> _Task statement_
Every record below should be written out exactly; pictures stay out.

(Source code of charts)

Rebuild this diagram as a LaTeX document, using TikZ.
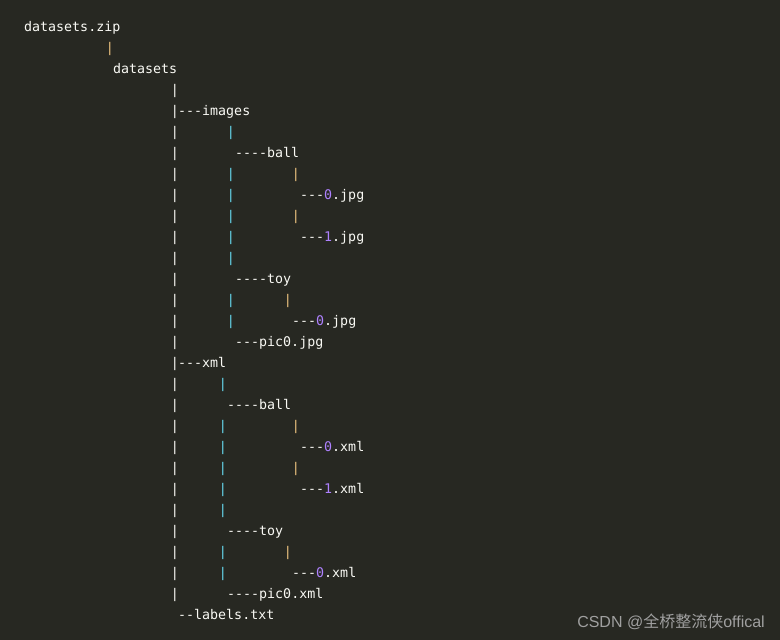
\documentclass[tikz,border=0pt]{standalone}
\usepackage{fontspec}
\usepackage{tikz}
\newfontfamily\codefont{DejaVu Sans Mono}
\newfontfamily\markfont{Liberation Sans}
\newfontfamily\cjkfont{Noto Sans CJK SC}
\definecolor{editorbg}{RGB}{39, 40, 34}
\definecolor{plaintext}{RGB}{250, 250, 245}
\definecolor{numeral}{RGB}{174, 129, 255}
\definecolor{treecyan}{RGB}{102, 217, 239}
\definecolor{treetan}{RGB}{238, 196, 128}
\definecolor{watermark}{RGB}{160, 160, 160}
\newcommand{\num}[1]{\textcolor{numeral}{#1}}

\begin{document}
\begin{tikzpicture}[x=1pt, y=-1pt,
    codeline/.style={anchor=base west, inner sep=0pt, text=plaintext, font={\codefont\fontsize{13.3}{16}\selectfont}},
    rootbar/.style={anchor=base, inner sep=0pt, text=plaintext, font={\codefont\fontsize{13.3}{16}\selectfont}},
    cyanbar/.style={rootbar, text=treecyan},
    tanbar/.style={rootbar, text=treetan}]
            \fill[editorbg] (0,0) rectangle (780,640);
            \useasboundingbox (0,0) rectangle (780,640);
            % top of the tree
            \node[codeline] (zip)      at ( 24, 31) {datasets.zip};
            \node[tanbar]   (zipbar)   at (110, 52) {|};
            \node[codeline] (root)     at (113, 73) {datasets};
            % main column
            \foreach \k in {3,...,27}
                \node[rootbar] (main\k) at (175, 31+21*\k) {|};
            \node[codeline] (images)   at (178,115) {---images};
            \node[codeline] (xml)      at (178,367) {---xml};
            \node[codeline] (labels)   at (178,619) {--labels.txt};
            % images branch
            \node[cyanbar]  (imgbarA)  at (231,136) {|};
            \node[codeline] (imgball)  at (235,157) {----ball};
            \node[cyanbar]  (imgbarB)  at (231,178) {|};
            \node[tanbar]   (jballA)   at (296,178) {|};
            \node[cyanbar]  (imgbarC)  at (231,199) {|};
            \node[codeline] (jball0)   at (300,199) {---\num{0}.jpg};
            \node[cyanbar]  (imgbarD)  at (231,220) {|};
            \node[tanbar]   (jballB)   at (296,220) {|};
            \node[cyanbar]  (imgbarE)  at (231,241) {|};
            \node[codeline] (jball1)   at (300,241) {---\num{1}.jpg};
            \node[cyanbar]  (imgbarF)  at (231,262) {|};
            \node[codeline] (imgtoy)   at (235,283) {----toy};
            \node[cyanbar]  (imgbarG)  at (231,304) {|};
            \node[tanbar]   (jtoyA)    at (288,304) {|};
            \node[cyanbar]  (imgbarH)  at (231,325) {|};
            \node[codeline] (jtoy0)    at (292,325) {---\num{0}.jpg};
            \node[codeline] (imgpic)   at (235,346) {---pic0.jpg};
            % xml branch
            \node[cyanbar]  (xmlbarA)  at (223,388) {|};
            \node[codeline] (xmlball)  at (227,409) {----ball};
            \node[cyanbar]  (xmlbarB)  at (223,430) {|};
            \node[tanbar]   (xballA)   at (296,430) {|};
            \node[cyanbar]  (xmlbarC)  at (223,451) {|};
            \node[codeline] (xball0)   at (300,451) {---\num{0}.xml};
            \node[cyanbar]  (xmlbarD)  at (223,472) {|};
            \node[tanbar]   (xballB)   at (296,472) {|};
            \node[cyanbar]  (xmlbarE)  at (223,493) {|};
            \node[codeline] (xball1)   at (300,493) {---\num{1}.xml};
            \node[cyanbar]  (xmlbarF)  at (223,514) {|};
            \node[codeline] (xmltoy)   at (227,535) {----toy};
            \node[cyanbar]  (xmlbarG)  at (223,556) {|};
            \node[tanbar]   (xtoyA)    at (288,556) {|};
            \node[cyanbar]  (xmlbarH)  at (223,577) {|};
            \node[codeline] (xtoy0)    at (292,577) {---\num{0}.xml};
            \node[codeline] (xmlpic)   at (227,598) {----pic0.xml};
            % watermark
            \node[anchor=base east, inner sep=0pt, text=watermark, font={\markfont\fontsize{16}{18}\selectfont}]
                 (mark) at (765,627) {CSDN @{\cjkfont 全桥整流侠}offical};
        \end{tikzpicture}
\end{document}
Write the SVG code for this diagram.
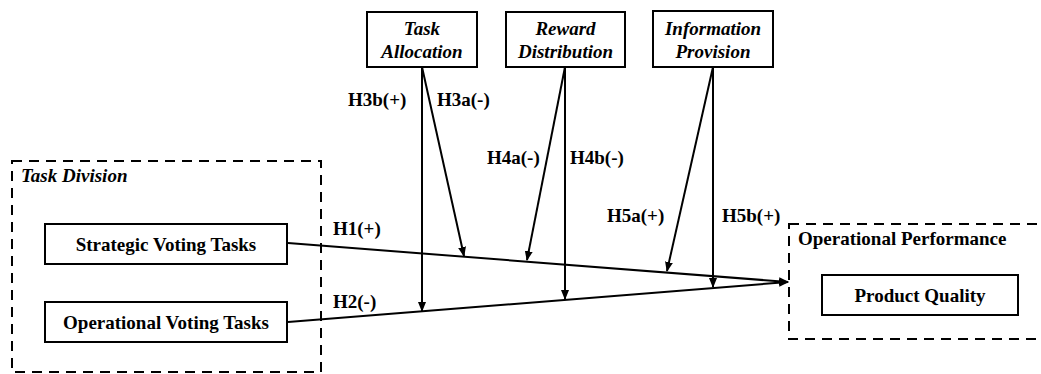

> _Result for this task_
Rebuild this diagram as a LaTeX document, using TikZ.
\documentclass[tikz,border=0pt]{standalone}
\usepackage{fontspec}
\usepackage{tikz}
\newfontfamily\codefont{DejaVu Sans Mono}
\newfontfamily\markfont{Liberation Sans}
\newfontfamily\cjkfont{Noto Sans CJK SC}
\definecolor{editorbg}{RGB}{39, 40, 34}
\definecolor{plaintext}{RGB}{250, 250, 245}
\definecolor{numeral}{RGB}{174, 129, 255}
\definecolor{treecyan}{RGB}{102, 217, 239}
\definecolor{treetan}{RGB}{238, 196, 128}
\definecolor{watermark}{RGB}{160, 160, 160}
\newcommand{\num}[1]{\textcolor{numeral}{#1}}

\begin{document}
\begin{tikzpicture}[x=1pt, y=-1pt,
    codeline/.style={anchor=base west, inner sep=0pt, text=plaintext, font={\codefont\fontsize{13.3}{16}\selectfont}},
    rootbar/.style={anchor=base, inner sep=0pt, text=plaintext, font={\codefont\fontsize{13.3}{16}\selectfont}},
    cyanbar/.style={rootbar, text=treecyan},
    tanbar/.style={rootbar, text=treetan}]
            \fill[editorbg] (0,0) rectangle (780,640);
            \useasboundingbox (0,0) rectangle (780,640);
            % top of the tree
            \node[codeline] (zip)      at ( 24, 31) {datasets.zip};
            \node[tanbar]   (zipbar)   at (110, 52) {|};
            \node[codeline] (root)     at (113, 73) {datasets};
            % main column
            \foreach \k in {3,...,27}
                \node[rootbar] (main\k) at (175, 31+21*\k) {|};
            \node[codeline] (images)   at (178,115) {---images};
            \node[codeline] (xml)      at (178,367) {---xml};
            \node[codeline] (labels)   at (178,619) {--labels.txt};
            % images branch
            \node[cyanbar]  (imgbarA)  at (231,136) {|};
            \node[codeline] (imgball)  at (235,157) {----ball};
            \node[cyanbar]  (imgbarB)  at (231,178) {|};
            \node[tanbar]   (jballA)   at (296,178) {|};
            \node[cyanbar]  (imgbarC)  at (231,199) {|};
            \node[codeline] (jball0)   at (300,199) {---\num{0}.jpg};
            \node[cyanbar]  (imgbarD)  at (231,220) {|};
            \node[tanbar]   (jballB)   at (296,220) {|};
            \node[cyanbar]  (imgbarE)  at (231,241) {|};
            \node[codeline] (jball1)   at (300,241) {---\num{1}.jpg};
            \node[cyanbar]  (imgbarF)  at (231,262) {|};
            \node[codeline] (imgtoy)   at (235,283) {----toy};
            \node[cyanbar]  (imgbarG)  at (231,304) {|};
            \node[tanbar]   (jtoyA)    at (288,304) {|};
            \node[cyanbar]  (imgbarH)  at (231,325) {|};
            \node[codeline] (jtoy0)    at (292,325) {---\num{0}.jpg};
            \node[codeline] (imgpic)   at (235,346) {---pic0.jpg};
            % xml branch
            \node[cyanbar]  (xmlbarA)  at (223,388) {|};
            \node[codeline] (xmlball)  at (227,409) {----ball};
            \node[cyanbar]  (xmlbarB)  at (223,430) {|};
            \node[tanbar]   (xballA)   at (296,430) {|};
            \node[cyanbar]  (xmlbarC)  at (223,451) {|};
            \node[codeline] (xball0)   at (300,451) {---\num{0}.xml};
            \node[cyanbar]  (xmlbarD)  at (223,472) {|};
            \node[tanbar]   (xballB)   at (296,472) {|};
            \node[cyanbar]  (xmlbarE)  at (223,493) {|};
            \node[codeline] (xball1)   at (300,493) {---\num{1}.xml};
            \node[cyanbar]  (xmlbarF)  at (223,514) {|};
            \node[codeline] (xmltoy)   at (227,535) {----toy};
            \node[cyanbar]  (xmlbarG)  at (223,556) {|};
            \node[tanbar]   (xtoyA)    at (288,556) {|};
            \node[cyanbar]  (xmlbarH)  at (223,577) {|};
            \node[codeline] (xtoy0)    at (292,577) {---\num{0}.xml};
            \node[codeline] (xmlpic)   at (227,598) {----pic0.xml};
            % watermark
            \node[anchor=base east, inner sep=0pt, text=watermark, font={\markfont\fontsize{16}{18}\selectfont}]
                 (mark) at (765,627) {CSDN @{\cjkfont 全桥整流侠}offical};
        \end{tikzpicture}
\end{document}
Write the SVG code for this diagram.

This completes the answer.